K.V. : "Les partenaires veulent de la visibilité pendant la période des compétitions, lorsque Nafi est sur la piste, mais comme elle n’est pas disponible, c’est à nous d’anticiper tout cela."
H.V.d.P. : "Son agenda est bien chargé, et ce n’est pas possible de demander une interview pour la semaine suivante. On a besoin de temps pour planifier, regrouper certaines demandes. La préparation est très importante. Mais le jour où elle est disponible, elle le sera entièrement."
K.V. : "Notre priorité est que tout ce qui sort sur elle corresponde vraiment à qui elle est, à la manière dont elle voit les choses.
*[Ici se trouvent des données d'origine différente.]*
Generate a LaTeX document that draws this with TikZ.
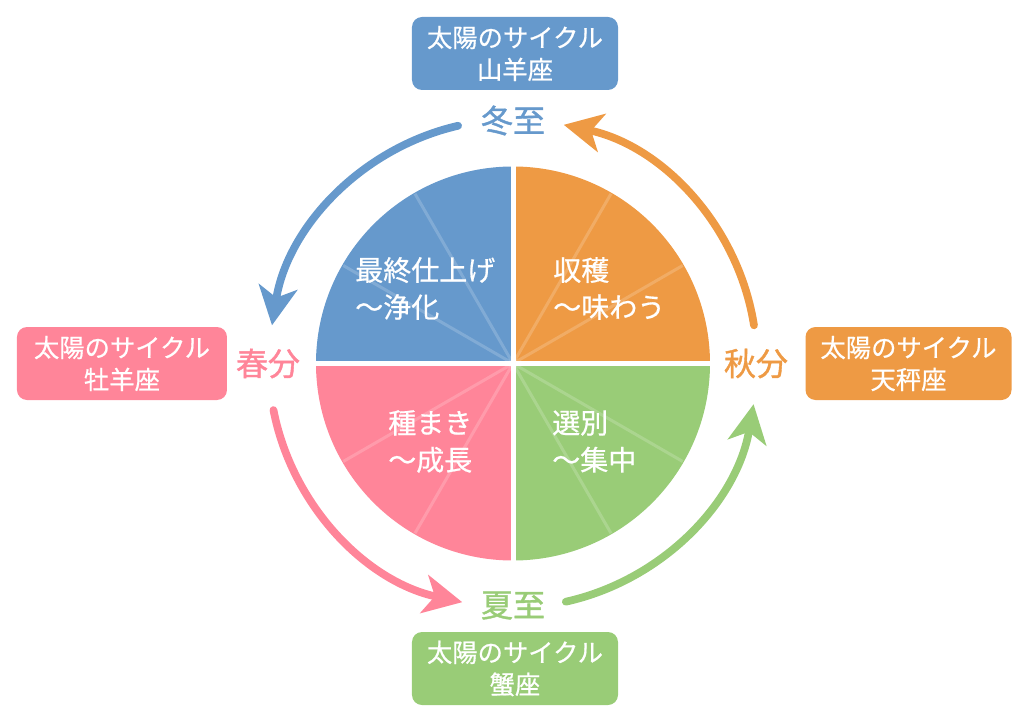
\documentclass[tikz,border=0pt]{standalone}
\usepackage{fontspec}
\newfontfamily\jpfont[FakeBold=0.6]{Noto Sans CJK JP}
\newfontfamily\jpheavy[FakeBold=1.2]{Noto Sans CJK JP}
\usetikzlibrary{arrows.meta}
\definecolor{winterblue}{HTML}{6699CC}
\definecolor{autumnorange}{HTML}{EE9A44}
\definecolor{summergreen}{HTML}{99CC77}
\definecolor{springpink}{HTML}{FF8599}

\begin{document}
\begin{tikzpicture}[x=0.75pt, y=0.75pt,
  every node/.style={inner sep=0pt, font=\jpfont},
  signbox/.style={rounded corners=7.5pt, minimum width=154.5pt, minimum height=54.75pt,
    align=center, text=white, font=\jpfont\fontsize{19}{24}\selectfont},
  season/.style={font=\jpheavy\fontsize{24}{28}\selectfont},
  phase/.style={anchor=west, align=left, text=white, font=\jpfont\fontsize{21}{27.75}\selectfont},
  cyclearrow/.style={line width=5.8pt, line cap=round, -{Stealth[length=29pt, width=29pt, inset=8pt]}}]
  \useasboundingbox (-513,-361.5) rectangle (511,363.5);
  % the four quarters
  \foreach \a/\c in {0/autumnorange, 90/winterblue, 180/springpink, 270/summergreen} {
    \fill[\c] (0,0) -- (\a:197) arc[start angle=\a, delta angle=90, radius=197] -- cycle;
  }
  % faint rays
  \foreach \a in {30,60,...,330} {
    \draw[white, opacity=0.18, line width=2.25pt] (0,0) -- (\a:196);
  }
  \draw[white, line width=3.75pt] (-200,0) -- (200,0) (0,-200) -- (0,200);

  \node[phase] (purify) at (-158,75) {最終仕上げ\\～浄化};
  \node[phase] (harvest) at (40,75) {収穫\\～味わう};
  \node[phase] (sowing) at (-125,-78) {種まき\\～成長};
  \node[phase] (select) at (39,-78) {選別\\～集中};

  % seasons
  \node[season, text=winterblue] (winter) at (90:243) {冬至};
  \node[season, text=springpink] (spring) at (180:245) {春分};
  \node[season, text=summergreen] (summer) at (270:242) {夏至};
  \node[season, text=autumnorange] (autumn) at (0:243) {秋分};

  \node[signbox, fill=winterblue] (winterbox) at (2,310) {太陽のサイクル\\山羊座};
  \node[signbox, fill=springpink, minimum width=157.5pt] (springbox) at (-391,0) {太陽のサイクル\\牡羊座};
  \node[signbox, fill=summergreen] (summerbox) at (2,-305) {太陽のサイクル\\蟹座};
  \node[signbox, fill=autumnorange] (autumnbox) at (395.5,0) {太陽のサイクル\\天秤座};

  % cycle arrows
  \draw[cyclearrow, winterblue] (103:244) arc[start angle=103, end angle=171, radius=244];
  \draw[cyclearrow, springpink] (191:244) arc[start angle=191, end angle=258, radius=244];
  \draw[cyclearrow, summergreen] (-77.5:244) arc[start angle=-77.5, end angle=-9.6, radius=244];
  \draw[cyclearrow, autumnorange] (9:244) arc[start angle=9, end angle=78, radius=244];
\end{tikzpicture}
\end{document}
C’est essentiel d’avoir du temps en amont afin d’arriver à un résultat authentique qui reflète sa personnalité."
Travaillez-vous déjà sur 2023 ?
H.V.d.P. : "Oui, et même 2024 ! Pour tous les athlètes, on travaille déjà sur les Jeux olympiques. On ne peut pas réfléchir uniquement à l’année suivante quand on travaille sur le long terme. On a l’habitude de travailler en cycles olympiques. C’est ce qu’il y a de plus logique dans notre sport. Notre ambition est de réaliser des partenariats au long terme. Le court terme est beaucoup plus rare."
Peut-on dire aujourd’hui que Nafi gagne bien sa vie ?
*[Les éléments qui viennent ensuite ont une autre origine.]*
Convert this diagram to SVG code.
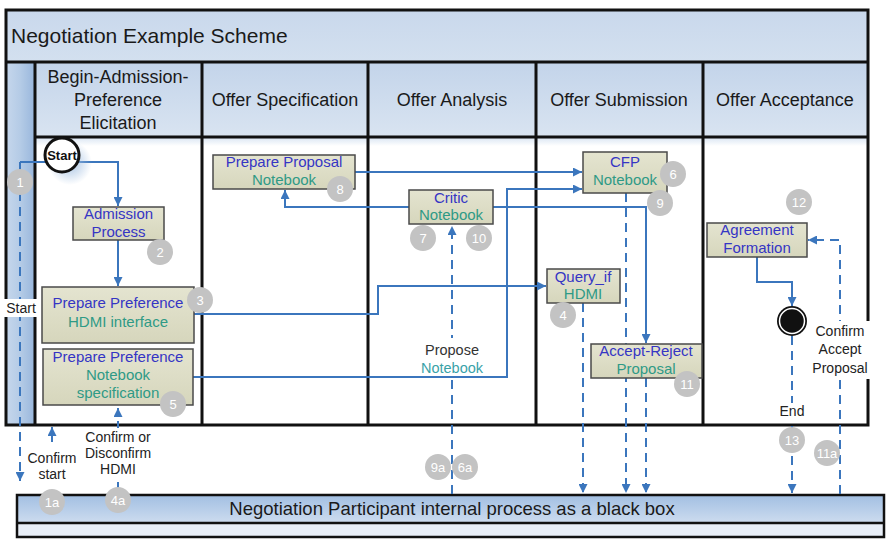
<svg xmlns="http://www.w3.org/2000/svg" width="888" height="540" viewBox="0 0 888 540">
<defs>
<linearGradient id="gHead" x1="0" y1="0" x2="0" y2="1"><stop offset="0" stop-color="#c3d4ea"/><stop offset="1" stop-color="#d9e4f1"/></linearGradient>
<linearGradient id="gTitle" x1="0" y1="0" x2="0" y2="1"><stop offset="0" stop-color="#c9d8ec"/><stop offset="1" stop-color="#d3e0ef"/></linearGradient>
<linearGradient id="gLeft" x1="0" y1="0" x2="1" y2="0"><stop offset="0" stop-color="#c6d7ec"/><stop offset="0.5" stop-color="#b4cbe6"/><stop offset="1" stop-color="#98b6dc"/></linearGradient>
<linearGradient id="gBox" x1="0" y1="0" x2="0" y2="1"><stop offset="0" stop-color="#e4e4d0"/><stop offset="1" stop-color="#d6d6bc"/></linearGradient>
<linearGradient id="gBottom" x1="0" y1="0" x2="0" y2="1"><stop offset="0" stop-color="#a2bfe2"/><stop offset="1" stop-color="#cddcef"/></linearGradient>
<linearGradient id="gStrip" x1="0" y1="0" x2="0" y2="1"><stop offset="0" stop-color="#d8e4f2"/><stop offset="1" stop-color="#ffffff"/></linearGradient>
<radialGradient id="gGlow"><stop offset="0" stop-color="#9fbde0" stop-opacity="0.9"/><stop offset="1" stop-color="#9fbde0" stop-opacity="0"/></radialGradient>
<marker id="ah" viewBox="0 0 10 10" refX="10" refY="5" markerWidth="9" markerHeight="9" markerUnits="userSpaceOnUse" orient="auto"><path d="M0,0 L10,5 L0,10 z" fill="#3b76bd"/></marker>
<style>
.frame{fill:none;stroke:#111;stroke-width:3}
.sep{stroke:#111;stroke-width:3}
.box{fill:url(#gBox);stroke:#4a4a4a;stroke-width:1.5}
.t{font-family:"Liberation Sans",Arial,sans-serif;text-anchor:middle}
.hd{font-size:18px;fill:#1a1a1a}
.bt{font-size:15px}
.blue{fill:#3535c4}
.teal{fill:#2f9a86}
.lbl{font-size:14px;fill:#222}
.badge circle{fill:#c3c3c3}
.badge text{font-family:"Liberation Sans",Arial,sans-serif;font-size:13px;fill:#fff;text-anchor:middle}
.ln{fill:none;stroke:#3b76bd;stroke-width:2}
.dash{fill:none;stroke:#3b76bd;stroke-width:2;stroke-dasharray:9,6}
</style>
</defs>
<rect width="888" height="540" fill="#ffffff"/>

<g id="pool">
<rect x="6" y="10" width="862" height="52" fill="url(#gTitle)"/>
<text x="11" y="43" style="font-family:'Liberation Sans',Arial,sans-serif;font-size:21px;fill:#1a1a1a">Negotiation Example Scheme</text>
<rect x="6" y="62" width="29" height="363" fill="url(#gLeft)"/>
<rect x="35" y="62" width="167" height="75" fill="url(#gHead)"/>
<rect x="202" y="62" width="166" height="75" fill="url(#gHead)"/>
<rect x="368" y="62" width="168" height="75" fill="url(#gHead)"/>
<rect x="536" y="62" width="167" height="75" fill="url(#gHead)"/>
<rect x="703" y="62" width="165" height="75" fill="url(#gHead)"/>
<rect x="35" y="137" width="833" height="9" fill="url(#gStrip)"/>
<text class="t hd" x="118" y="83">Begin-Admission-</text>
<text class="t hd" x="118" y="106">Preference</text>
<text class="t hd" x="118" y="129">Elicitation</text>
<text class="t hd" x="285" y="106">Offer Specification</text>
<text class="t hd" x="452" y="106">Offer Analysis</text>
<text class="t hd" x="619" y="106">Offer Submission</text>
<text class="t hd" x="785" y="106">Offer Acceptance</text>
<rect class="frame" x="6" y="10" width="862" height="415"/>
<line class="sep" x1="6" y1="62" x2="868" y2="62"/>
<line class="sep" x1="35" y1="137" x2="868" y2="137"/>
<line class="sep" x1="35" y1="62" x2="35" y2="425"/>
<line class="sep" x1="202" y1="62" x2="202" y2="425"/>
<line class="sep" x1="368" y1="62" x2="368" y2="425"/>
<line class="sep" x1="536" y1="62" x2="536" y2="425"/>
<line class="sep" x1="703" y1="62" x2="703" y2="425"/>
</g>

<g id="blackbox">
<rect x="17" y="495" width="867" height="28" fill="url(#gBottom)"/>
<rect x="17" y="523" width="867" height="14" fill="#e8eef7"/>
<rect x="17" y="495" width="867" height="42" fill="none" stroke="#111" stroke-width="2.5"/>
<line x1="17" y1="523" x2="884" y2="523" stroke="#111" stroke-width="2.5"/>
<text class="t" x="452" y="515" style="font-size:18.5px;fill:#1a1a1a">Negotiation Participant internal process as a black box</text>
</g>

<g id="connectors">
<path class="ln" d="M20 162 H118 V206" marker-end="url(#ah)"/>
<path class="dash" d="M20 162 V481" marker-end="url(#ah)"/>
<path class="ln" d="M118 240 V286" marker-end="url(#ah)"/>
<path class="ln" d="M194 314 H378 V286 H546" marker-end="url(#ah)"/>
<path class="ln" d="M193 377 H507 V189 H582" marker-end="url(#ah)"/>
<path class="ln" d="M355 172 H582" marker-end="url(#ah)"/>
<path class="ln" d="M409 207 H285 V190" marker-end="url(#ah)"/>
<path class="ln" d="M493 207 H646 V343" marker-end="url(#ah)"/>
<path class="ln" d="M757 257 V282 H792 V306" marker-end="url(#ah)"/>
<path class="dash" d="M452 494 V226" marker-end="url(#ah)"/>
<path class="dash" d="M583 303 V493" marker-end="url(#ah)"/>
<path class="dash" d="M626 193 V493" marker-end="url(#ah)"/>
<path class="dash" d="M646 378 V493" marker-end="url(#ah)"/>
<path class="dash" d="M792 336 V493" marker-end="url(#ah)"/>
<path class="dash" d="M840 494 V240 H808" marker-end="url(#ah)"/>
<path class="dash" d="M118 490 V408" marker-end="url(#ah)"/>
<path class="ln" d="M52 442 V427" marker-end="url(#ah)"/>
<rect x="4" y="299" width="34" height="18" fill="#ffffff"/>
<text class="t lbl" x="21" y="313">Start</text>
<text class="t lbl" x="52" y="463">Confirm</text>
<text class="t lbl" x="52" y="479">start</text>
<rect x="82" y="428" width="72" height="54" fill="#ffffff"/>
<text class="t lbl" x="118" y="442">Confirm or</text>
<text class="t lbl" x="118" y="458">Disconfirm</text>
<text class="t lbl" x="118" y="474">HDMI</text>
<rect x="418" y="338" width="68" height="38" fill="#ffffff"/>
<text class="t" x="452" y="355" style="font-size:14.5px;fill:#333">Propose</text>
<text class="t" x="452" y="373" style="font-size:14.5px;fill:#3aa2a8">Notebook</text>
<rect x="810" y="321" width="62" height="58" fill="#ffffff"/>
<text class="t lbl" x="840" y="336">Confirm</text>
<text class="t lbl" x="840" y="354">Accept</text>
<text class="t lbl" x="840" y="373">Proposal</text>
<rect x="776" y="403" width="32" height="17" fill="#ffffff"/>
<text class="t lbl" x="792" y="416">End</text>
</g>

<g id="start">
<circle cx="70" cy="163" r="22" fill="url(#gGlow)"/>
<circle cx="62" cy="155" r="17" fill="#ffffff" stroke="#111" stroke-width="3"/>
<text class="t" x="62" y="160" style="font-size:13px;fill:#111;font-weight:bold">Start</text>
</g>

<g id="end">
<circle cx="792" cy="321" r="15" fill="#111"/>
<circle cx="792" cy="321" r="12.5" fill="#111" stroke="#fff" stroke-width="1.5"/>
</g>

<g id="admission">
<rect class="box" x="73" y="207" width="91" height="33"/>
<text class="t bt blue" x="118.5" y="219">Admission</text>
<text class="t bt blue" x="118.5" y="237">Process</text>
</g>

<g id="prep-hdmi">
<rect class="box" x="42" y="287" width="152" height="56"/>
<text class="t bt blue" x="118" y="308">Prepare Preference</text>
<text class="t bt teal" x="118" y="327">HDMI interface</text>
</g>

<g id="prep-notebook">
<rect class="box" x="43" y="349" width="150" height="56"/>
<text class="t bt blue" x="118" y="362">Prepare Preference</text>
<text class="t bt teal" x="118" y="380">Notebook</text>
<text class="t bt teal" x="118" y="398">specification</text>
</g>

<g id="prep-proposal">
<rect class="box" x="213" y="155" width="142" height="34"/>
<text class="t bt blue" x="284" y="167">Prepare Proposal</text>
<text class="t bt teal" x="284" y="185">Notebook</text>
</g>

<g id="critic">
<rect class="box" x="409" y="190" width="84" height="34"/>
<text class="t bt blue" x="451" y="203">Critic</text>
<text class="t bt teal" x="451" y="220">Notebook</text>
</g>

<g id="cfp">
<rect class="box" x="583" y="152" width="84" height="41"/>
<text class="t bt blue" x="625" y="167">CFP</text>
<text class="t bt teal" x="625" y="185">Notebook</text>
</g>

<g id="query">
<rect class="box" x="547" y="269" width="73" height="34"/>
<text class="t bt blue" x="583" y="282">Query_if</text>
<text class="t bt teal" x="583" y="299">HDMI</text>
</g>

<g id="accept-reject">
<rect class="box" x="591" y="344" width="111" height="34"/>
<text class="t bt blue" x="646" y="356">Accept-Reject</text>
<text class="t bt teal" x="646" y="374">Proposal</text>
</g>

<g id="agreement">
<rect class="box" x="707" y="223" width="100" height="34"/>
<text class="t bt blue" x="757" y="235">Agreement</text>
<text class="t bt blue" x="757" y="253">Formation</text>
</g>

<g id="badges" class="badge">
<g id="b1"><circle cx="20" cy="182" r="13"/><text x="20" y="187">1</text></g>
<g id="b1a"><circle cx="52" cy="502" r="13"/><text x="52" y="507">1a</text></g>
<g id="b2"><circle cx="160" cy="252" r="13"/><text x="160" y="257">2</text></g>
<g id="b3"><circle cx="200" cy="300" r="13"/><text x="200" y="305">3</text></g>
<g id="b4"><circle cx="563" cy="315" r="13"/><text x="563" y="320">4</text></g>
<g id="b4a"><circle cx="118" cy="500" r="13"/><text x="118" y="505">4a</text></g>
<g id="b5"><circle cx="173" cy="404" r="13"/><text x="173" y="409">5</text></g>
<g id="b6"><circle cx="673" cy="174" r="13"/><text x="673" y="179">6</text></g>
<g id="b6a"><circle cx="465" cy="467" r="13"/><text x="465" y="472">6a</text></g>
<g id="b7"><circle cx="423" cy="238" r="13"/><text x="423" y="243">7</text></g>
<g id="b8"><circle cx="340" cy="189" r="13"/><text x="340" y="194">8</text></g>
<g id="b9"><circle cx="660" cy="203" r="13"/><text x="660" y="208">9</text></g>
<g id="b9a"><circle cx="438" cy="467" r="13"/><text x="438" y="472">9a</text></g>
<g id="b10"><circle cx="479" cy="238" r="13"/><text x="479" y="243">10</text></g>
<g id="b11"><circle cx="687" cy="384" r="13"/><text x="687" y="389">11</text></g>
<g id="b11a"><circle cx="827" cy="453" r="13"/><text x="827" y="458">11a</text></g>
<g id="b12"><circle cx="799" cy="202" r="13"/><text x="799" y="207">12</text></g>
<g id="b13"><circle cx="792" cy="440" r="13"/><text x="792" y="445">13</text></g>
</g>
</svg>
H.V.d.P. : "Pour une athlète, elle gagne très bien sa vie. Les montants sont bien sûr différents de ceux qui circulent dans le football, le tennis ou le cyclisme. Même par rapport à une star comme Bolt, c’est autre chose. L’heptathlon, c’est différent du sprint où l’on peut gagner énormément de médailles grâce aux relais. C’est surtout grâce aux sponsors qu’elle vit bien. En compétition, elle ne gagne presque rien ! La majeure partie de ses revenus viennent de ses sponsors. Le prize-money ne rapporte pas grand-chose : les petites compétitions ont peu d’argent à offrir. On demande une petite prime de départ mais on ne peut pas demander des montants exorbitants. Il ne faut pas oublier dans quel contexte se trouve l’athlétisme. Gagner de l’argent est de plus en plus compliqué, et c’est aussi la réalité de Nafi. Mais pour elle c’est un peu moins grave car elle a de bons sponsors."